Uma não aprovação do Orçamento, a meu ver, é 100% estratégia política para todos os partidos envolvidos e 0% de preocupação com as pessoas que trabalham, bem como com as PME que fazem milagres neste país em que as empresas ainda são vistas, por uma grande parte do sistema, como as más entidades que apenas querem explorar a mão de obra e maximizar o lucro. Não há dúvida de que este é o pensamento de muitas empresas, mas também há muitas outras a entrar numa dimensão mais elaborada e sofisticada, na qual reconhecem a importância dos temas ambientais e sociais, até porque os seus clientes e investidores já começam a pedir essa informação e a realização dessas boas práticas. E, além do mais, são as PME as verdadeiras responsáveis pela criação de trabalho e exportações deste país.
Todos os partidos políticos têm uma estratégia associada à não aprovação do Orçamento. Esta não aprovação, permite a alguns reorganizar, a outros contra atacar, e a outros retomar algum poder que ainda esperam vir a conseguir. Talvez seja só mesmo o que interessa na política: estar no Poder. Mas para mim, política após uma pandemia, é servir o país e as pessoas, é acionar todos os avisos do PRR, é pôr o Banco Português de Fomento a funcionar de forma eficiente e moderna, para que o dinheiro possa efetivamente chegar a projetos produtivos e que cumpram com as políticas europeias, nomeadamente ao nível dos impactos ambientais negativos que não podem ter e que já estão definidos.

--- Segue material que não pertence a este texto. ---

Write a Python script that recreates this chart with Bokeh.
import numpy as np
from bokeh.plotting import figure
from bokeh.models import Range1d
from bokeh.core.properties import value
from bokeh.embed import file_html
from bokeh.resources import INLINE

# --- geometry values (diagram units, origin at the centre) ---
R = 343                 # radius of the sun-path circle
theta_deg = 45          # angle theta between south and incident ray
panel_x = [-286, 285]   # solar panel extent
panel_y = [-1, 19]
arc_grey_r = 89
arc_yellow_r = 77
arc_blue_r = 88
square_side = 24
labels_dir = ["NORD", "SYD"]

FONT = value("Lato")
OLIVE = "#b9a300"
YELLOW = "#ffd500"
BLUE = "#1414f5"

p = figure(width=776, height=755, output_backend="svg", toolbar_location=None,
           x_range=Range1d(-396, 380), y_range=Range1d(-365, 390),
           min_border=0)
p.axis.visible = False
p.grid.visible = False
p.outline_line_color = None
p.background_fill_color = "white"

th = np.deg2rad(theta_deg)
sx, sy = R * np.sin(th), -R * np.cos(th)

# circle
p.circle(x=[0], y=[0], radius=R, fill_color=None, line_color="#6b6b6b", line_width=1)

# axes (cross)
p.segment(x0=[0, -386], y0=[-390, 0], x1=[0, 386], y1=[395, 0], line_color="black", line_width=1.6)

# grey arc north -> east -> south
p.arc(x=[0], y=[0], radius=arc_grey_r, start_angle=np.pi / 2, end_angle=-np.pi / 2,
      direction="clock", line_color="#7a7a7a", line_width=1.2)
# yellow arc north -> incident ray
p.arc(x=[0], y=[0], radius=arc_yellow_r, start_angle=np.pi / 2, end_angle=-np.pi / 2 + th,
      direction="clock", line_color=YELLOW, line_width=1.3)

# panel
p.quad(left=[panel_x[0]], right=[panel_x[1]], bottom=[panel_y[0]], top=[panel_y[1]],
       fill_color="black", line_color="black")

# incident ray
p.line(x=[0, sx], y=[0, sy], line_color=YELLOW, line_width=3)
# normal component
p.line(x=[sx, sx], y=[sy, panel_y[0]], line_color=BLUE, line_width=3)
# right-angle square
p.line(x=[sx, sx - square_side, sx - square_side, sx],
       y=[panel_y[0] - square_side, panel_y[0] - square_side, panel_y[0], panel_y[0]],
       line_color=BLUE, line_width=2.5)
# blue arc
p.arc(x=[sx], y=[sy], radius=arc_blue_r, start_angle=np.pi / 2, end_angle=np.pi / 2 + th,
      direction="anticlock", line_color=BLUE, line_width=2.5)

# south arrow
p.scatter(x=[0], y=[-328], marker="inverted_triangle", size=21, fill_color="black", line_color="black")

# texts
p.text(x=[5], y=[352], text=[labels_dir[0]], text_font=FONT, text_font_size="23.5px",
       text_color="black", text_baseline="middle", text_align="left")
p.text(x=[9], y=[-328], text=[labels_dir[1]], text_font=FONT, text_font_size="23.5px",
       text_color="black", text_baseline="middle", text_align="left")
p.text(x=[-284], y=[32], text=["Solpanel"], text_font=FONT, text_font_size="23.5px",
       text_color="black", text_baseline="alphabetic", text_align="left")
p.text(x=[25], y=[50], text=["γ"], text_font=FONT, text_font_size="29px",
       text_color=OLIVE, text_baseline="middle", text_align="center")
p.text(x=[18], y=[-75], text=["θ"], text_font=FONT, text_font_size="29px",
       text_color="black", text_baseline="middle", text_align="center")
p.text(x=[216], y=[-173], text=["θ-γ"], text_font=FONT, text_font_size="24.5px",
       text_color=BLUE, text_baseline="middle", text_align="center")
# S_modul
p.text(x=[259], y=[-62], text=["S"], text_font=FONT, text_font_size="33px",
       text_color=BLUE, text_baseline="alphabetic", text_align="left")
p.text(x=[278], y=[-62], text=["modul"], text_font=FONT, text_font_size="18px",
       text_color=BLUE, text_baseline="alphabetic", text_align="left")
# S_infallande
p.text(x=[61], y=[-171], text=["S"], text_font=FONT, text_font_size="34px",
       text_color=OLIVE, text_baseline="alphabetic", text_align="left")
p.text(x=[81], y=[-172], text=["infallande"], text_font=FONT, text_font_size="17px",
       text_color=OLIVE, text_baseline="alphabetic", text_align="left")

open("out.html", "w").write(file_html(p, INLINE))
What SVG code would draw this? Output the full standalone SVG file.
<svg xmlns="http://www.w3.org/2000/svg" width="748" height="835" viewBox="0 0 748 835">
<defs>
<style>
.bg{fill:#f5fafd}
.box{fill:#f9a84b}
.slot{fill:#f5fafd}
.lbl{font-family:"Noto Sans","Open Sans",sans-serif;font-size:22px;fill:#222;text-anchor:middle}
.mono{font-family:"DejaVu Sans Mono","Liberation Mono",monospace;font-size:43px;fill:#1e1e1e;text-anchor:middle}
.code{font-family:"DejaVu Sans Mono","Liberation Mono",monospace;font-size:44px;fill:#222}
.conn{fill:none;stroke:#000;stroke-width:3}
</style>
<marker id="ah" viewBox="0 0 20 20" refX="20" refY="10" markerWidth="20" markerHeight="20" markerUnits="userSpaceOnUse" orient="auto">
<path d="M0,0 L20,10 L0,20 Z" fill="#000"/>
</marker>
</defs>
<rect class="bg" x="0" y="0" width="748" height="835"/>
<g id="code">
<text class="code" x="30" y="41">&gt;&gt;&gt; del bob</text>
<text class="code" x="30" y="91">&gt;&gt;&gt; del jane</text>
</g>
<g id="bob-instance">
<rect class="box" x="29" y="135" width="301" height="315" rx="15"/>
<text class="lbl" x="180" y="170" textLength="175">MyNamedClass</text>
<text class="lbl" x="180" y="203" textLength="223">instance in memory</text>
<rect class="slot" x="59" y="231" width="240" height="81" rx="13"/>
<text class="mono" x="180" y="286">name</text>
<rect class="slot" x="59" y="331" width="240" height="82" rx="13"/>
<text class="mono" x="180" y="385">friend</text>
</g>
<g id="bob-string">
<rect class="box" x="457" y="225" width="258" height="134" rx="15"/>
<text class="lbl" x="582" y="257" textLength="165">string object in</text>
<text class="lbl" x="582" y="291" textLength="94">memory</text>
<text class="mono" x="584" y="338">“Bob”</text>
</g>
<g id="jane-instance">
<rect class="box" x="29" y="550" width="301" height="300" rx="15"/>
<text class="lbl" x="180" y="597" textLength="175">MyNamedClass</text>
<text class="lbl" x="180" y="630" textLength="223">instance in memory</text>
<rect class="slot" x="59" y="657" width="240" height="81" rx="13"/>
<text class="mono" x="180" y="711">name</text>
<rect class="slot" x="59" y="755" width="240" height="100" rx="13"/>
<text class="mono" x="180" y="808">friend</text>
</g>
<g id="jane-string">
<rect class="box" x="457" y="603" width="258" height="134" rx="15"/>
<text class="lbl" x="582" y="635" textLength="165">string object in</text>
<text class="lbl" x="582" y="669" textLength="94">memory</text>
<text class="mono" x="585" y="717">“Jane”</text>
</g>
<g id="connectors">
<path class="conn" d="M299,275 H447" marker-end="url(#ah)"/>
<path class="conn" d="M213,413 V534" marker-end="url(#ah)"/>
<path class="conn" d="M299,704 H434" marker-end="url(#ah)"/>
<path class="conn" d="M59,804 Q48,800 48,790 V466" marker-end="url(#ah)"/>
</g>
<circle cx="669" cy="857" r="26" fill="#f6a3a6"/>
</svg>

Este impasse com a não aprovação do Orçamento só vai implicar mais demora, atrasos e melancolia. E o país não precisa disto. Também vai reforçar a sensação que muitas empresas têm de que a sua existência depende exclusivamente da sua força em seguir caminho. E penso igualmente que pode aumentar ainda mais a distância entre a esfera pública e a privada, algo que seria agora totalmente desnecessário.

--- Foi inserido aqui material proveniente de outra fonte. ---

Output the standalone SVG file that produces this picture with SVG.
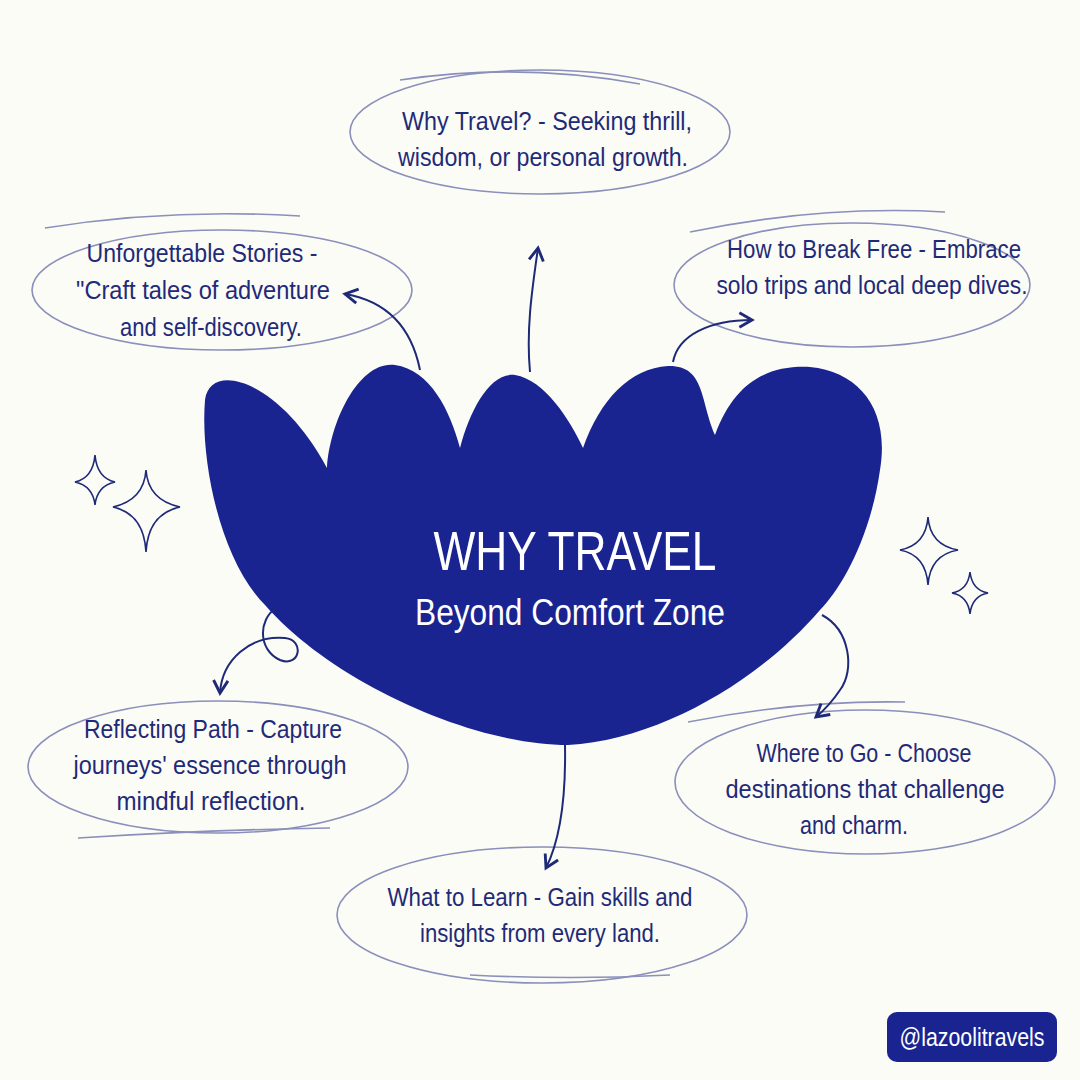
<svg xmlns="http://www.w3.org/2000/svg" width="1080" height="1080" viewBox="0 0 1080 1080">
<defs>
<style>
.e{fill:none;stroke:#8a8fbb;stroke-width:1.6}
.c{fill:none;stroke:#1e2a78;stroke-width:2}
.t{font-family:"Liberation Sans Narrow","Liberation Sans",sans-serif;font-size:26px;fill:#1f2a78;text-anchor:middle}
.s{fill:none;stroke:#1e2a78;stroke-width:1.6}
</style>
<marker id="a" viewBox="0 0 10 10" refX="8" refY="5" markerWidth="9" markerHeight="9" orient="auto"><path d="M1 1L8 5L1 9" fill="none" stroke="#1e2a78" stroke-width="1.6"/></marker>
</defs>
<rect width="1080" height="1080" fill="#fcfcf6"/>
<g id="center">
<path d="M205,400 C210,360 280,380 327,468 C330,420 360,360 395,365 C430,370 450,410 460,448 C470,410 490,372 515,375 C545,380 570,420 583,448 C600,400 630,368 668,366 C705,365 700,400 715,435 C735,380 770,365 810,367 C860,372 890,410 880,470 C870,540 840,590 820,610 C760,680 660,740 568,745 C470,745 330,680 265,605 C220,560 200,460 205,400 Z" fill="#1a2491"/>
<text x="575" y="570" font-family="Liberation Sans Narrow,Liberation Sans,sans-serif" font-size="56" fill="#fff" text-anchor="middle" textLength="283" lengthAdjust="spacingAndGlyphs">WHY TRAVEL</text>
<text x="570" y="625" font-family="Liberation Sans Narrow,Liberation Sans,sans-serif" font-size="36" fill="#fff" text-anchor="middle" textLength="310" lengthAdjust="spacingAndGlyphs">Beyond Comfort Zone</text>
</g>
<g id="n1"><ellipse class="e" cx="540" cy="132" rx="190" ry="62"/><path class="e" d="M400,80 Q520,62 640,84"/>
<text class="t" x="547" y="130" textLength="290" lengthAdjust="spacingAndGlyphs">Why Travel? - Seeking thrill,</text><text class="t" x="543" y="166" textLength="290" lengthAdjust="spacingAndGlyphs">wisdom, or personal growth.</text></g>
<g id="n2"><ellipse class="e" cx="222" cy="290" rx="190" ry="60"/><path class="e" d="M45,228 Q170,208 300,216"/>
<text class="t" x="202" y="262" textLength="231" lengthAdjust="spacingAndGlyphs">Unforgettable Stories -</text><text class="t" x="203" y="299" textLength="254" lengthAdjust="spacingAndGlyphs">"Craft tales of adventure</text><text class="t" x="211" y="336" textLength="182" lengthAdjust="spacingAndGlyphs">and self-discovery.</text></g>
<g id="n3"><ellipse class="e" cx="852" cy="285" rx="178" ry="62"/><path class="e" d="M690,232 Q820,205 945,212"/>
<text class="t" x="874" y="258" textLength="294" lengthAdjust="spacingAndGlyphs">How to Break Free - Embrace</text><text class="t" x="872" y="294" textLength="311" lengthAdjust="spacingAndGlyphs">solo trips and local deep dives.</text></g>
<g id="n4"><ellipse class="e" cx="218" cy="767" rx="190" ry="66"/><path class="e" d="M78,838 Q200,830 330,828"/>
<text class="t" x="213" y="738" textLength="258" lengthAdjust="spacingAndGlyphs">Reflecting Path - Capture</text><text class="t" x="210" y="774" textLength="273" lengthAdjust="spacingAndGlyphs">journeys' essence through</text><text class="t" x="211" y="810" textLength="189" lengthAdjust="spacingAndGlyphs">mindful reflection.</text></g>
<g id="n5"><ellipse class="e" cx="865" cy="782" rx="190" ry="72"/><path class="e" d="M688,722 Q800,700 905,702"/>
<text class="t" x="864" y="762" textLength="215" lengthAdjust="spacingAndGlyphs">Where to Go - Choose</text><text class="t" x="865" y="798" textLength="279" lengthAdjust="spacingAndGlyphs">destinations that challenge</text><text class="t" x="854" y="834" textLength="108" lengthAdjust="spacingAndGlyphs">and charm.</text></g>
<g id="n6"><ellipse class="e" cx="542" cy="915" rx="205" ry="68"/><path class="e" d="M470,975 Q570,980 670,975"/>
<text class="t" x="540" y="906" textLength="305" lengthAdjust="spacingAndGlyphs">What to Learn - Gain skills and</text><text class="t" x="540" y="942" textLength="240" lengthAdjust="spacingAndGlyphs">insights from every land.</text></g>
<g id="connectors">
<path class="c" d="M420,370 C410,320 380,300 345,294" marker-end="url(#a)"/>
<path class="c" d="M530,372 C526,330 532,290 538,248" marker-end="url(#a)"/>
<path class="c" d="M673,362 C678,335 710,320 752,320" marker-end="url(#a)"/>
<path class="c" d="M276,608 C258,620 258,650 280,660 C300,668 305,640 285,638 C250,635 222,660 220,693" marker-end="url(#a)"/>
<path class="c" d="M822,615 C850,630 855,670 840,690 C830,705 822,712 816,717" marker-end="url(#a)"/>
<path class="c" d="M565,745 C566,800 560,840 546,868" marker-end="url(#a)"/>
</g>
<g id="sparkles">
<path class="s" d="M95,455 Q97,478 115,482 Q97,486 95,505 Q93,486 75,482 Q93,478 95,455Z"/>
<path class="s" d="M146,470 Q148,500 180,507 Q148,514 146,552 Q144,514 113,507 Q144,500 146,470Z"/>
<path class="s" d="M928,517 Q930,545 958,550 Q930,555 928,585 Q926,555 900,550 Q926,545 928,517Z"/>
<path class="s" d="M970,572 Q972,590 988,593 Q972,596 970,614 Q968,596 952,593 Q968,590 970,572Z"/>
</g>
<g id="badge"><rect x="887" y="1012" width="170" height="50" rx="10" fill="#1a2491"/>
<text x="972" y="1046" font-family="Liberation Sans Narrow,Liberation Sans,sans-serif" font-size="25" fill="#fff" text-anchor="middle" textLength="145" lengthAdjust="spacingAndGlyphs">@lazoolitravels</text></g>
</svg>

Na aproximação de um Inverno incerto, em que não sabemos como é que vamos reagir num contexto de pandemia mesmo com uma população eficazmente vacinada, numa altura em que a expansão dos transportes públicos é mais urgente do que nunca e no momento em que os investimentos internacionais na economia verde começavam a ver Portugal como um local ideal para os realizar, esta ausência de sentimento coletivo sobre o bem comum volta a trazer incertezas a um país frágil. Parece que sempre que o país começa a sair do “buraco” alguém quer receber os louros, ou alguém quer passar a ser o protagonista principal.
Depois de uma pandemia que nos mostrou que o impossível acontece, e que somos seres frágeis neste planeta que habitamos, pensei que pudéssemos ter ganhado mais empatia e, porque não, um maior sentido ético na abordagem da virtude. Mas não. Como já se começa a dizer, provavelmente não aprendemos nada com a pandemia e nada vai mudar.

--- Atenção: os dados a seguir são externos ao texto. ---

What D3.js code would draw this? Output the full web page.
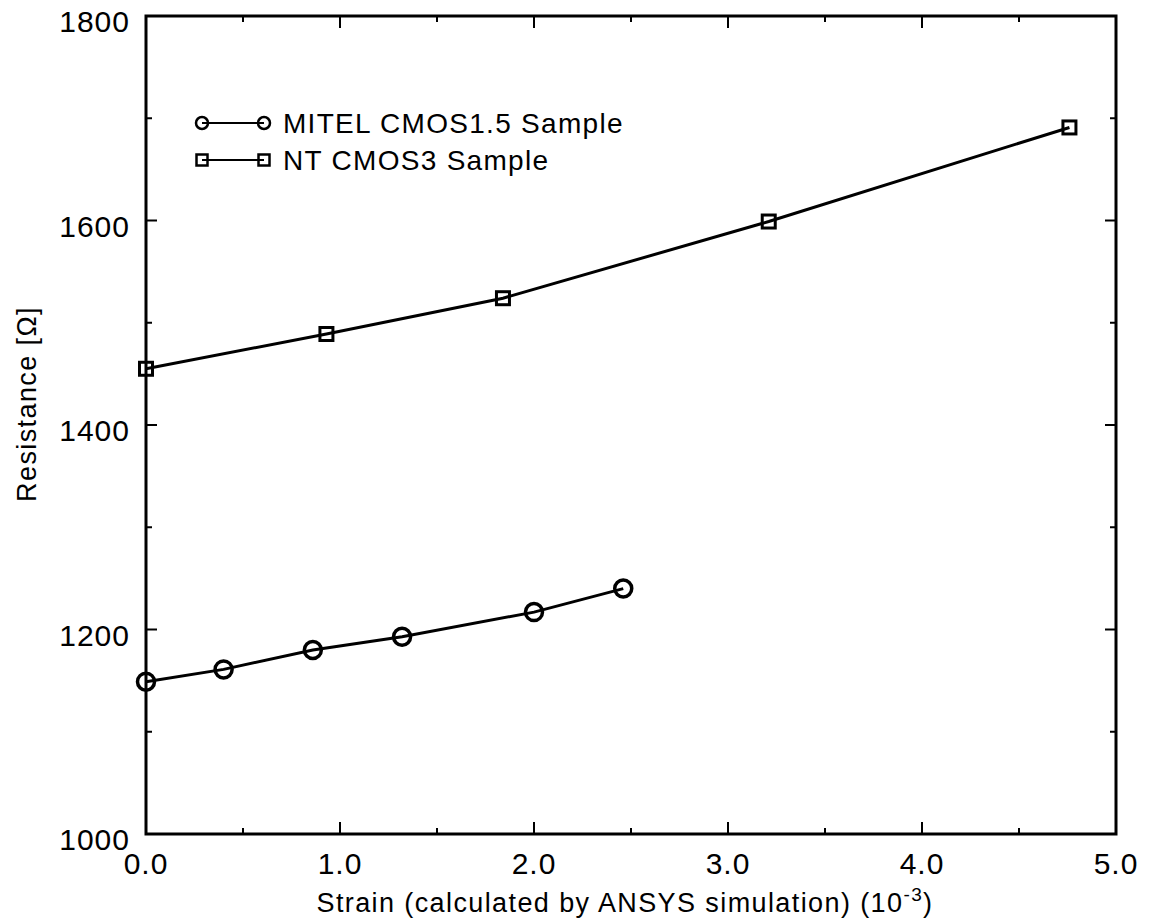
<!DOCTYPE html>
<html>
<head>
<meta charset="utf-8">
<script src="https://cdn.jsdelivr.net/npm/d3@7"></script>
<style>
  body { margin: 0; background: #fff; }
  svg text { font-family: "Liberation Sans", Arial, Helvetica, sans-serif; fill: #000; }
</style>
</head>
<body>
<svg id="chart" width="1149" height="922"></svg>
<script>
// data
const mitelStrain = [0, 0.40, 0.86, 1.32, 2.0, 2.46];
const mitelRes = [1149, 1161, 1180, 1193, 1217, 1240];
const ntStrain = [0, 0.93, 1.84, 3.21, 4.76];
const ntRes = [1455, 1489, 1524, 1599, 1691];

const xTickValues = [0, 1, 2, 3, 4, 5];
const yTickValues = [1000, 1200, 1400, 1600, 1800];
const seriesNames = ["MITEL CMOS1.5 Sample", "NT CMOS3 Sample"];

const svg = d3.select("#chart");
const width = 1149, height = 922;
let margin = { top: 16, left: 146, right: 33, bottom: 88 };
let bodyWidth = width - margin.left - margin.right;
let bodyHeight = height - margin.top - margin.bottom;

let xScale = d3.scaleLinear().domain([0, 5]).range([0, bodyWidth]);
let yScale = d3.scaleLinear().domain([1000, 1800]).range([bodyHeight, 0]);

let body = svg.append("g")
    .attr("transform", `translate(${margin.left},${margin.top})`);

// minor ticks every 0.5 / 100, major every 1.0 / 200, all pointing in
const xMinor = d3.range(0, 5.01, 0.5);
const yMinor = d3.range(1000, 1801, 100);
const isMajorX = v => Math.abs(v - Math.round(v)) < 1e-6;
const isMajorY = v => v % 200 === 0;

body.selectAll(".xtick-b").data(xMinor).enter().append("line")
    .attr("x1", d => xScale(d)).attr("x2", d => xScale(d))
    .attr("y1", bodyHeight).attr("y2", d => bodyHeight - (isMajorX(d) ? 12 : 6))
    .attr("stroke", "#000").attr("stroke-width", 2);
body.selectAll(".xtick-t").data(xMinor).enter().append("line")
    .attr("x1", d => xScale(d)).attr("x2", d => xScale(d))
    .attr("y1", 0).attr("y2", d => isMajorX(d) ? 12 : 6)
    .attr("stroke", "#000").attr("stroke-width", 2);
body.selectAll(".ytick-l").data(yMinor).enter().append("line")
    .attr("y1", d => yScale(d)).attr("y2", d => yScale(d))
    .attr("x1", 0).attr("x2", d => isMajorY(d) ? 11 : 6)
    .attr("stroke", "#000").attr("stroke-width", 2);
body.selectAll(".ytick-r").data(yMinor).enter().append("line")
    .attr("y1", d => yScale(d)).attr("y2", d => yScale(d))
    .attr("x1", bodyWidth).attr("x2", d => bodyWidth - (isMajorY(d) ? 11 : 6))
    .attr("stroke", "#000").attr("stroke-width", 2);

// frame
body.append("rect")
    .attr("width", bodyWidth).attr("height", bodyHeight)
    .attr("fill", "none").attr("stroke", "#000").attr("stroke-width", 3);

// tick labels
let fmt = d3.format(".1f");
body.selectAll(".xlab").data(xTickValues).enter().append("text")
    .attr("x", d => xScale(d)).attr("y", bodyHeight + 40)
    .attr("text-anchor", "middle")
    .style("font-size", "30px").style("letter-spacing", "1px")
    .text(d => fmt(d));
body.selectAll(".ylab").data(yTickValues).enter().append("text")
    .attr("x", -16).attr("y", d => yScale(d) + 16)
    .attr("text-anchor", "end")
    .style("font-size", "30px").style("letter-spacing", "1px")
    .text(d => d);

// axis titles
let xt = svg.append("text")
    .attr("x", 625).attr("y", 912)
    .attr("text-anchor", "middle")
    .style("font-size", "27px").style("letter-spacing", "1.4px");
xt.append("tspan").text("Strain (calculated by ANSYS simulation) (10");
xt.append("tspan").attr("dy", -11).style("font-size", "19px").text("-3");
xt.append("tspan").attr("dy", 11).text(")");

svg.append("text")
    .attr("transform", "translate(36,404) rotate(-90)")
    .attr("text-anchor", "middle")
    .style("font-size", "27px").style("letter-spacing", "1.4px")
    .text("Resistance [Ω]");

// lines
let line = d3.line().x(d => xScale(d[0])).y(d => yScale(d[1]));
const mitel = mitelStrain.map((s, i) => [s, mitelRes[i]]);
const nt = ntStrain.map((s, i) => [s, ntRes[i]]);

body.append("path").datum(mitel).attr("d", line)
    .attr("fill", "none").attr("stroke", "#000").attr("stroke-width", 3);
body.append("path").datum(nt).attr("d", line)
    .attr("fill", "none").attr("stroke", "#000").attr("stroke-width", 3);

// markers
body.selectAll(".circ").data(mitel).enter().append("circle")
    .attr("cx", d => xScale(d[0])).attr("cy", d => yScale(d[1]))
    .attr("r", 8.5).attr("fill", "none").attr("stroke", "#000").attr("stroke-width", 3.5);
const sq = 13;
body.selectAll(".sq").data(nt).enter().append("rect")
    .attr("x", d => xScale(d[0]) - sq / 2).attr("y", d => yScale(d[1]) - sq / 2)
    .attr("width", sq).attr("height", sq)
    .attr("fill", "none").attr("stroke", "#000").attr("stroke-width", 3);

// legend
let legend = svg.append("g");
const legY = [123, 160];
legend.selectAll(".lline").data(legY).enter().append("line")
    .attr("x1", 202).attr("x2", 264)
    .attr("y1", d => d).attr("y2", d => d)
    .attr("stroke", "#000").attr("stroke-width", 2);
[202, 264].forEach(x => {
    legend.append("circle").attr("cx", x).attr("cy", legY[0]).attr("r", 6)
        .attr("fill", "none").attr("stroke", "#000").attr("stroke-width", 2.5);
    legend.append("rect").attr("x", x - 5.5).attr("y", legY[1] - 5.5)
        .attr("width", 11).attr("height", 11)
        .attr("fill", "none").attr("stroke", "#000").attr("stroke-width", 2.5);
});
legend.selectAll(".ltext").data(seriesNames).enter().append("text")
    .attr("x", 283).attr("y", (d, i) => legY[i] + 10)
    .style("font-size", "28px").style("letter-spacing", "1.3px")
    .text(d => d);
</script>
</body>
</html>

Não quero com isto dizer que o Orçamento era bom ou que me revia na sua argumentação. Sem dúvida que a política fiscal empresarial se mantinha como obstáculo ao desenvolvimento. No entanto penso que, por agora, o país precisava de avançar, nem que fosse apenas por mais um ano. E considero um desconsolo o facto de as estratégias políticas, de todos os lados, não terem conseguido colocar o interesse do país em primeiro lugar, prevalecendo as estratégias e ambições de cada um dos agentes políticos. Esperava mais do ser humano em 2021, principalmente tendo vivido, e vivendo, num contexto de pandemia.